Jonathon Devitt was a terrific Hannay. He was tall, rangy and I loved the little curl over his eyebrow. It was a very 1930s look. His costume too was right in period. He was a delightfully simple hero, a man thrown in at the deep end who somehow managed to stay afloat.

The use of simple props and some imagination (who could forget the escapes through windows) worked wonders on the many, many scene changes; I particularly enjoyed the strangely realistic train ride and the escape by hanging onto the carriage exterior.

This was a combination of great work from, Devitt, Damien Campagnolo, who also brought the house down as the weirdly bearded Scotsman Mr McGarrigle, Dom Tennison, again a man of many parts - he played three roles in that scene as well as the short-fingered villain, and Tamara McLaughlin as the cool and beautiful blonde heroine Pamela.

Despite the comedy send-up the script actually follows the movie plot closely.

Hero Richard Hannay meets a mysterious woman, Annabella Schmitt, played sinisterly enough by Tanya McCall, who reveals a plot to smuggle British military secrets out of the country at a time when war is imminent. That night, she is murdered in his apartment.
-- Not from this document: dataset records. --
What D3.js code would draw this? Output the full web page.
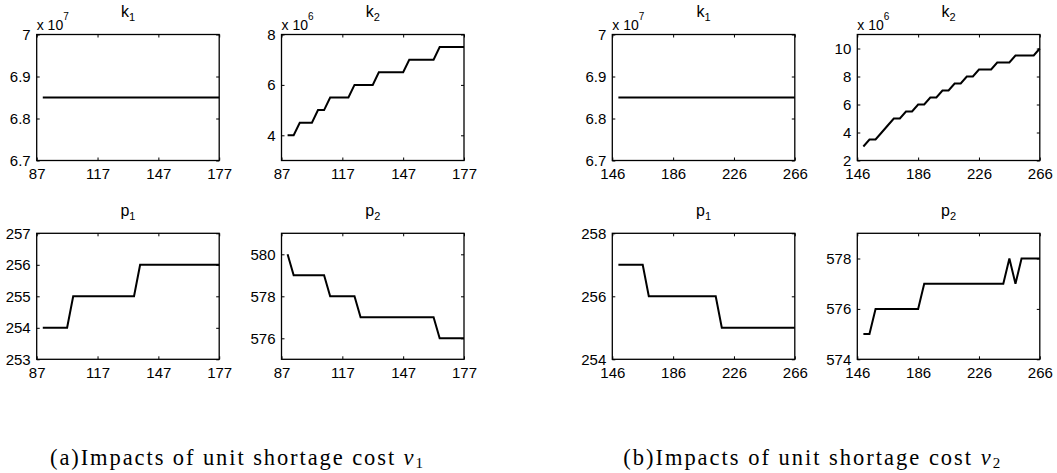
<!DOCTYPE html>
<html>
<head>
<meta charset='UTF-8'>
<title>Impacts of unit shortage cost</title>
<script src='https://d3js.org/d3.v7.min.js'></script>
<style>
  body { margin: 0; background: #fff; }
  svg text { fill: #000; }
</style>
</head>
<body>
<div id='graph'></div>
<script>
// x values (unit shortage cost) for the two experiments
var vA = [90, 93, 96, 99, 102, 105, 108, 111, 114, 117, 120, 123, 126, 129, 132,
          135, 138, 141, 144, 147, 150, 153, 156, 159, 162, 165, 168, 171, 174, 177];
var vB = [150, 154, 158, 162, 166, 170, 174, 178, 182, 186, 190, 194, 198, 202, 206,
          210, 214, 218, 222, 226, 230, 234, 238, 242, 246, 250, 254, 258, 262, 266];

var xTicksA = [87, 117, 147, 177];
var xTicksB = [146, 186, 226, 266];

// (a) impacts of v1
var k1A = [6.85e7, 6.85e7, 6.85e7, 6.85e7, 6.85e7, 6.85e7, 6.85e7, 6.85e7, 6.85e7, 6.85e7,
           6.85e7, 6.85e7, 6.85e7, 6.85e7, 6.85e7, 6.85e7, 6.85e7, 6.85e7, 6.85e7, 6.85e7,
           6.85e7, 6.85e7, 6.85e7, 6.85e7, 6.85e7, 6.85e7, 6.85e7, 6.85e7, 6.85e7, 6.85e7];
var k2A = [4e6, 4e6, 4.5e6, 4.5e6, 4.5e6, 5e6, 5e6, 5.5e6, 5.5e6, 5.5e6,
           5.5e6, 6e6, 6e6, 6e6, 6e6, 6.5e6, 6.5e6, 6.5e6, 6.5e6, 6.5e6,
           7e6, 7e6, 7e6, 7e6, 7e6, 7.5e6, 7.5e6, 7.5e6, 7.5e6, 7.5e6];
var p1A = [254, 254, 254, 254, 254, 255, 255, 255, 255, 255,
           255, 255, 255, 255, 255, 255, 256, 256, 256, 256,
           256, 256, 256, 256, 256, 256, 256, 256, 256, 256];
var p2A = [580, 579, 579, 579, 579, 579, 579, 578, 578, 578,
           578, 578, 577, 577, 577, 577, 577, 577, 577, 577,
           577, 577, 577, 577, 577, 576, 576, 576, 576, 576];

// (b) impacts of v2
var k1B = [6.85e7, 6.85e7, 6.85e7, 6.85e7, 6.85e7, 6.85e7, 6.85e7, 6.85e7, 6.85e7, 6.85e7,
           6.85e7, 6.85e7, 6.85e7, 6.85e7, 6.85e7, 6.85e7, 6.85e7, 6.85e7, 6.85e7, 6.85e7,
           6.85e7, 6.85e7, 6.85e7, 6.85e7, 6.85e7, 6.85e7, 6.85e7, 6.85e7, 6.85e7, 6.85e7];
var k2B = [3e6, 3.5e6, 3.5e6, 4e6, 4.5e6, 5e6, 5e6, 5.5e6, 5.5e6, 6e6,
           6e6, 6.5e6, 6.5e6, 7e6, 7e6, 7.5e6, 7.5e6, 8e6, 8e6, 8.5e6,
           8.5e6, 8.5e6, 9e6, 9e6, 9e6, 9.5e6, 9.5e6, 9.5e6, 9.5e6, 10e6];
var p1B = [257, 257, 257, 257, 257, 256, 256, 256, 256, 256,
           256, 256, 256, 256, 256, 256, 256, 255, 255, 255,
           255, 255, 255, 255, 255, 255, 255, 255, 255, 255];
var p2B = [575, 575, 576, 576, 576, 576, 576, 576, 576, 576,
           577, 577, 577, 577, 577, 577, 577, 577, 577, 577,
           577, 577, 577, 577, 578, 577, 578, 578, 578, 578];

var colLeft = [36.7, 281.5, 612.3, 857.3];
var rowTop = [34.5, 233.3];
var pw = 182.5;
var ph = 126;
var sans = "'Liberation Sans', Arial, Helvetica, sans-serif";

var panels = [
    {col: 0, row: 0, x: vA, y: k1A, xDom: [87, 177], xTicks: xTicksA, yDom: [6.7e7, 7e7], yTicks: [6.7e7, 6.8e7, 6.9e7, 7e7], exp: 7, name: 'k', sub: '1'},
    {col: 1, row: 0, x: vA, y: k2A, xDom: [87, 177], xTicks: xTicksA, yDom: [3e6, 8e6], yTicks: [4e6, 6e6, 8e6], exp: 6, name: 'k', sub: '2'},
    {col: 0, row: 1, x: vA, y: p1A, xDom: [87, 177], xTicks: xTicksA, yDom: [253, 257], yTicks: [253, 254, 255, 256, 257], name: 'p', sub: '1'},
    {col: 1, row: 1, x: vA, y: p2A, xDom: [87, 177], xTicks: xTicksA, yDom: [575, 581], yTicks: [576, 578, 580], name: 'p', sub: '2'},
    {col: 2, row: 0, x: vB, y: k1B, xDom: [146, 266], xTicks: xTicksB, yDom: [6.7e7, 7e7], yTicks: [6.7e7, 6.8e7, 6.9e7, 7e7], exp: 7, name: 'k', sub: '1'},
    {col: 3, row: 0, x: vB, y: k2B, xDom: [146, 266], xTicks: xTicksB, yDom: [2e6, 11e6], yTicks: [2e6, 4e6, 6e6, 8e6, 10e6], exp: 6, name: 'k', sub: '2'},
    {col: 2, row: 1, x: vB, y: p1B, xDom: [146, 266], xTicks: xTicksB, yDom: [254, 258], yTicks: [254, 256, 258], name: 'p', sub: '1'},
    {col: 3, row: 1, x: vB, y: p2B, xDom: [146, 266], xTicks: xTicksB, yDom: [574, 579], yTicks: [574, 576, 578], name: 'p', sub: '2'}
];

var svg = d3.select('#graph')
    .append('svg')
    .attr('width', 1057)
    .attr('height', 473);

function styleAxis(sel) {
    sel.attr('font-size', 15).attr('font-family', sans);
    sel.select('.domain').remove();
    sel.selectAll('.tick line').attr('stroke', '#000');
}

panels.forEach(function(p) {
    var g = svg.append('g')
        .attr('transform', 'translate(' + colLeft[p.col] + ',' + rowTop[p.row] + ')');

    var xScale = d3.scaleLinear().domain(p.xDom).range([0, pw]);
    var yScale = d3.scaleLinear().domain(p.yDom).range([ph, 0]);
    var fmt = p.exp ? function(d) { return +(d / Math.pow(10, p.exp)).toFixed(1); } : function(d) { return d; };

    g.append('g')
        .attr('transform', 'translate(0,' + ph + ')')
        .call(d3.axisBottom(xScale).tickValues(p.xTicks).tickSizeInner(-3).tickSizeOuter(0).tickPadding(8))
        .call(styleAxis);
    g.append('g')
        .call(d3.axisLeft(yScale).tickValues(p.yTicks).tickFormat(fmt).tickSizeInner(-3).tickSizeOuter(0).tickPadding(6))
        .call(styleAxis);
    g.append('g')
        .call(d3.axisTop(xScale).tickValues(p.xTicks).tickFormat('').tickSizeInner(-3).tickSizeOuter(0))
        .call(styleAxis);
    g.append('g')
        .attr('transform', 'translate(' + pw + ',0)')
        .call(d3.axisRight(yScale).tickValues(p.yTicks).tickFormat('').tickSizeInner(-3).tickSizeOuter(0))
        .call(styleAxis);

    g.append('rect')
        .attr('width', pw)
        .attr('height', ph)
        .attr('fill', 'none')
        .attr('stroke', '#000')
        .attr('stroke-width', 1.3);

    var line = d3.line()
        .x(function(d, i) { return xScale(p.x[i]); })
        .y(function(d) { return yScale(d); });

    g.append('path')
        .datum(p.y)
        .attr('d', line)
        .attr('fill', 'none')
        .attr('stroke', '#000')
        .attr('stroke-width', 2);

    // title with subscript
    var t = g.append('text')
        .attr('x', pw / 2)
        .attr('y', -17.5)
        .attr('text-anchor', 'middle')
        .attr('font-family', sans)
        .attr('font-size', 16);
    t.append('tspan').text(p.name);
    t.append('tspan').attr('font-size', 11).attr('dy', 4).text(p.sub);

    // exponent label
    if (p.exp) {
        var e = g.append('text')
            .attr('x', 0)
            .attr('y', -4.5)
            .attr('font-family', sans)
            .attr('font-size', 14);
        e.append('tspan').text('x 10');
        e.append('tspan').attr('font-size', 10).attr('dy', -10).text(p.exp);
    }
});

// captions
var captions = [
    {x: 236.5, w: 373, label: '(a)Impacts of unit shortage cost ', sub: '1'},
    {x: 811.7, w: 377, label: '(b)Impacts of unit shortage cost ', sub: '2'}
];

captions.forEach(function(c) {
    var t = svg.append('text')
        .attr('x', c.x)
        .attr('y', 465)
        .attr('text-anchor', 'middle')
        .attr('font-family', "'Liberation Serif', 'DejaVu Serif', serif")
        .attr('font-size', 22.5)
        .attr('textLength', c.w)
        .attr('lengthAdjust', 'spacing');
    t.append('tspan').text(c.label);
    t.append('tspan').attr('font-style', 'italic').text('v');
    t.append('tspan').attr('font-size', 15).attr('dy', 3).text(c.sub);
});
</script>
</body>
</html>
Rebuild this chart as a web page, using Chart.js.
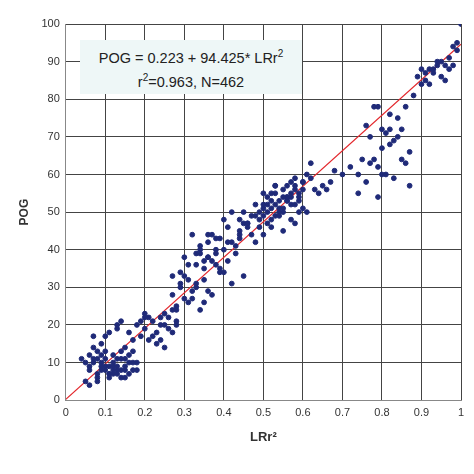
<!DOCTYPE html><html><head><script src="https://cdn.jsdelivr.net/npm/chart.js@4"></script>
<style>body{margin:0;background:#fff}#w{width:474px;height:474px;position:relative}
#box{position:absolute;left:80px;top:40px;width:222px;height:50px;background:#eef7f7;font-family:Arial,"Liberation Sans";font-size:14.5px;color:#222;text-align:center;line-height:20px;padding-top:4px}</style></head><body>
<div id="w"><canvas id="c" width="474" height="474"></canvas>
<div id="box">POG = 0.223 + 94.425* LRr<sup style="font-size:10px">2</sup><br>r<sup style="font-size:10px">2</sup>=0.963, N=462</div></div>
<script>
const xTicks=[0,0.1,0.2,0.3,0.4,0.5,0.6,0.7,0.8,0.9,1];
const yTicks=[0,10,20,30,40,50,60,70,80,90,100];
const fitLine=[[0,0.223],[1,94.648]];
const lowGroup=[[0.05,5],[0.06,8],[0.07,10],[0.08,6],[0.09,12],[0.1,9],[0.11,7],[0.12,10],[0.13,8],[0.14,11],[0.15,9],[0.16,7],[0.17,10],[0.18,8],
[0.06,4],[0.08,5],[0.1,8],[0.12,9],[0.14,6],[0.16,10],[0.07,11],[0.09,9],[0.11,7],[0.13,9],[0.15,11],[0.17,8],[0.1,13],[0.12,8],[0.14,8],
[0.05,10],[0.06,9],[0.08,11],[0.09,8],[0.11,6],[0.13,7],[0.15,8],[0.04,11],[0.07,14],[0.1,17],[0.12,12],[0.18,10],[0.16,12],[0.14,13],
[0.11,9],[0.08,7],[0.06,12],[0.09,10],[0.13,11],[0.1,11],[0.12,7],[0.15,6],[0.17,13],[0.08,13],[0.09,15],[0.11,18],[0.13,19],[0.07,17]];
const midLowGroup=[[0.15,14],[0.17,16],[0.19,17],[0.2,19],[0.21,22],[0.22,21],[0.23,18],[0.24,20],[0.25,23],[0.16,18],[0.18,20],[0.2,22],
[0.22,17],[0.24,16],[0.26,19],[0.27,24],[0.28,20],[0.2,23],[0.23,15],[0.25,14],[0.13,20],[0.14,21],[0.19,21],[0.21,16],[0.24,22],[0.27,18],[0.28,21]];
const midGroup=[[0.26,22],[0.27,28],[0.28,25],[0.29,30],[0.3,27],[0.31,32],[0.32,29],[0.33,31],[0.34,24],[0.35,26],[0.27,33],[0.29,34],
[0.31,36],[0.33,30],[0.35,35],[0.36,38],[0.37,37],[0.38,40],[0.3,38],[0.32,44],[0.34,41],[0.36,42],[0.25,20],[0.28,24],[0.3,33],
[0.32,27],[0.34,39],[0.33,36],[0.35,32],[0.37,28],[0.39,34],[0.31,26],[0.36,29],[0.38,43],[0.4,40],[0.41,37],[0.42,42],[0.37,44],
[0.39,43],[0.41,46],[0.43,41],[0.44,45],[0.45,47],[0.46,46],[0.4,48],[0.42,50],[0.44,48],[0.34,40],[0.36,38],[0.38,36],[0.4,34],
[0.42,31],[0.39,35],[0.41,42],[0.43,39],[0.45,33],[0.35,37],[0.33,39],[0.38,39],[0.36,44],[0.29,31]];
const upperGroup=[[0.44,44],[0.45,50],[0.46,47],[0.47,49],[0.48,52],[0.49,48],[0.5,51],[0.51,50],[0.52,53],[0.53,55],[0.47,44],[0.49,46],
[0.51,47],[0.53,52],[0.55,56],[0.48,49],[0.5,52],[0.52,48],[0.54,51],[0.56,54],[0.57,55],[0.58,57],[0.5,44],[0.52,46],[0.54,50],
[0.56,53],[0.58,56],[0.6,58],[0.55,45],[0.57,52],[0.59,55],[0.61,60],[0.53,57],[0.55,50],[0.57,48],[0.59,54],[0.6,58],[0.62,59],
[0.56,53],[0.58,47],[0.6,51],[0.54,49],[0.52,55],[0.5,49],[0.48,42],[0.46,47],[0.44,43],[0.56,54],[0.58,52],[0.61,50],[0.63,56],
[0.64,55],[0.65,57],[0.66,56],[0.67,58],[0.68,61],[0.7,60],[0.72,62],[0.62,63],[0.55,51],[0.57,54],[0.59,50],[0.51,54],[0.53,57],
[0.55,54],[0.57,58],[0.59,53],[0.6,56],[0.49,50],[0.51,52],[0.53,49],[0.56,57],[0.58,59],[0.54,53],[0.5,55],[0.52,51]];
const highGroup=[[0.74,55],[0.76,58],[0.77,63],[0.78,78],[0.79,78],[0.8,67],[0.81,71],[0.82,72],[0.83,69],[0.84,70],[0.85,72],[0.86,63],
[0.8,60],[0.78,64],[0.76,73],[0.8,72],[0.82,68],[0.84,75],[0.83,59],[0.79,62],[0.77,70],[0.75,64],[0.81,60],[0.85,64],[0.87,66],
[0.88,81],[0.86,78],[0.82,76],[0.79,54],[0.74,60],[0.87,57]];
const topGroup=[[0.89,86],[0.9,84],[0.91,85],[0.92,88],[0.93,87],[0.94,90],[0.95,86],[0.96,89],[0.97,88],[0.98,89],[0.99,93],[0.91,87],
[0.93,88],[0.95,90],[0.97,91],[0.98,94],[1.0,100],[0.92,84],[0.94,89],[0.9,88],[0.96,85],[0.99,95]];
const allPoints=[...lowGroup,...midLowGroup,...midGroup,...upperGroup,...highGroup,...topGroup];
new Chart(document.getElementById('c'),{type:'scatter',data:{datasets:[
{data:allPoints.map(p=>({x:p[0],y:p[1]})),backgroundColor:'#1f2a78',borderColor:'#1f2a78',pointRadius:2.4,pointStyle:'circle'},
{type:'line',data:fitLine.map(p=>({x:p[0],y:p[1]})),borderColor:'#e3262b',borderWidth:1.3,pointRadius:0}]},
options:{responsive:false,animation:false,layout:{padding:{left:13,right:13,top:24,bottom:25}},plugins:{legend:{display:false},tooltip:{enabled:false}},
scales:{x:{type:'linear',min:0,max:1,afterBuildTicks:a=>{a.ticks=xTicks.map(v=>({value:v}))},
grid:{color:'#444',borderDash:[3,3],drawTicks:false},border:{color:'#888'},ticks:{color:'#333',font:{family:'Arial',size:11},padding:6,callback:v=>String(v)},
title:{display:true,text:'LRr²',font:{family:'Arial',size:13,weight:'bold'},color:'#333'}},
y:{min:0,max:100,afterBuildTicks:a=>{a.ticks=yTicks.map(v=>({value:v}))},
grid:{color:'#444',borderDash:[3,3],drawTicks:false},border:{color:'#888'},ticks:{color:'#333',font:{family:'Arial',size:11},padding:6},
title:{display:true,text:'POG',font:{family:'Arial',size:12,weight:'bold'},color:'#333'}}}}});
</script></body></html>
This brings on one of the funniest sequence in the show. Hannay, very gentlemanly give his bed to Frau Schmitt while he sleeps in his armchair. His guest collapses dead across his legs and Hannay then spends several minute trying to extricate himself from the situation with hilarious results. This one scene I thought might have run on for a little longer.

Then he is on the run with the cops and spies hot on his heels as he races into the unknown to solve the mystery of the professor with the missing fingertip, the tune he can’t get out of his head and how vaudeville act Mr. Memory fits into the whole scheme of things.

I don’t know how they did it, but among all comedy the cast managed to slip in some genuine suspense too.

Where Devitt had to keep up the old stiff upper lip bravado, Campagnolo and Tennison, along with Donnie Baxter and Darren King had their heads full of weird and wonderful people.

The train ride was a classic example. With a change of hat and accent, within the scene, they became plum-toned businessmen, an inaudible paper seller, a porter, a pair of cops and a couple of spies as well as badly dressed Scots husband and wife – and bearded Darren King brought the house down when he appeared in drag in the house of the mastermind with the missing fingertip.

Director Greg Scurr opened the show with the screen intro of the 1935 Hitchcock movie that starred Robert Donat and Madeleine Carroll. It was a nice idea, but I felt it should have stopped before introducing the movie cast and the director, after all none of the people named were in the play. It just seemed a bit pointless.

I was irritated at times too by the many blackouts at scene changes. They went on too long and slowed down the action in a play that is supposed to in constant movement, but the actors did well and I’m sure that anyone seeing the play for the first time will have a lot of fun.